1.2 Types of Predictive Analytics

Unsupervised Learning
- Only observe X => Want to uncover unknown subgroups
Supervised Learning
- Observe both X and Y => Want to predict Y for new data

In Term 2, you will learn predictive analytics models systematically. By then, think about how those techniques can be applied back to these case studies.

1.3 Types of Predictive Analytics

1.4 Learning Objectives for Today

Understand the concept of unsupervised learning
Understand how to apply K-means clustering and find the optimal number of clusters
How to apply clustering analyses for customer segmentation for M&S

2 K-Means Clustering

2.1 K-Means Clustering

K-means clustering is one of the most commonly used unsupervised machine learning algorithms for partitioning a given data set into a set of k groups (i.e. k clusters), where k represents the number of groups pre-specified by the analyst.
For data scientists: It can classify customers into multiple segments (i.e., clusters), such that customers within the same cluster are as similar as possible, whereas customers from different clusters are as dissimilar as possible.
Input: (1) customer characteristics; (2) the number of clusters
Output: cluster membership of each customer

2.2 Similarity and Dissimilarity

The clustering of observations into groups requires computing the (dis)similarity between each pair of observations. The result of this computation is known as a dissimilarity or distance matrix.
The choice of similarity measures is a critical step in clustering.
The most common distance measures are the Euclidean distance (the default for K-means) and the Manhattan distance.

2.3 Euclidean Distance

The most common distance measure is the Euclidean distance. \[ d_{\text{euc}}(x, y) = \sqrt{\sum_{i=1}^{n} (x_i - y_i)^2} \]
Example of Income and Spending for 3 customers
- $Income = (5, 10, 20)$
- $Spending = (3, 4, 12)$
Euclidean distance
- $d_{\text{euc}}(2, 1) = \sqrt{(10-5)^2 + (4-3)^2} = \sqrt{25 + 1} = \sqrt{26}$
- $d_{\text{euc}}(2, 3) = \sqrt{(10-20)^2 + (4-12)^2} = \sqrt{100 + 64} = \sqrt{164}$

Code

Income <- c(5, 10, 20)

Spending <- c(3, 4, 12)

data <- data.frame(Income, Spending, ID = c("Customer 1", "Customer 2", "Customer 3"))

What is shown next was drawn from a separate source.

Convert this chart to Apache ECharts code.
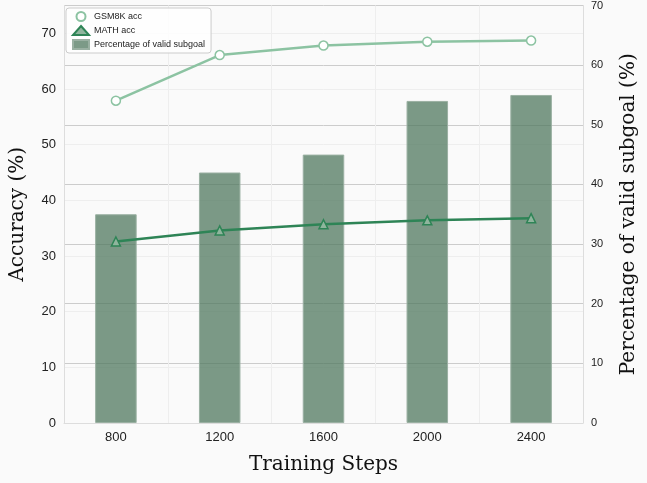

ggplot(data, aes(x = Income, y = Spending)) +
    geom_point(aes(shape = ID, color = ID), size = 2.5) +
    geom_text(aes(label = rownames(data)), vjust = -0.5) +
    theme_stata()

Code

Income <- c(5, 10, 20)

Spending <- c(3, 4, 12)

data <- data.frame(Income, Spending, ID = c("Customer 1", "Customer 2", "Customer 3"))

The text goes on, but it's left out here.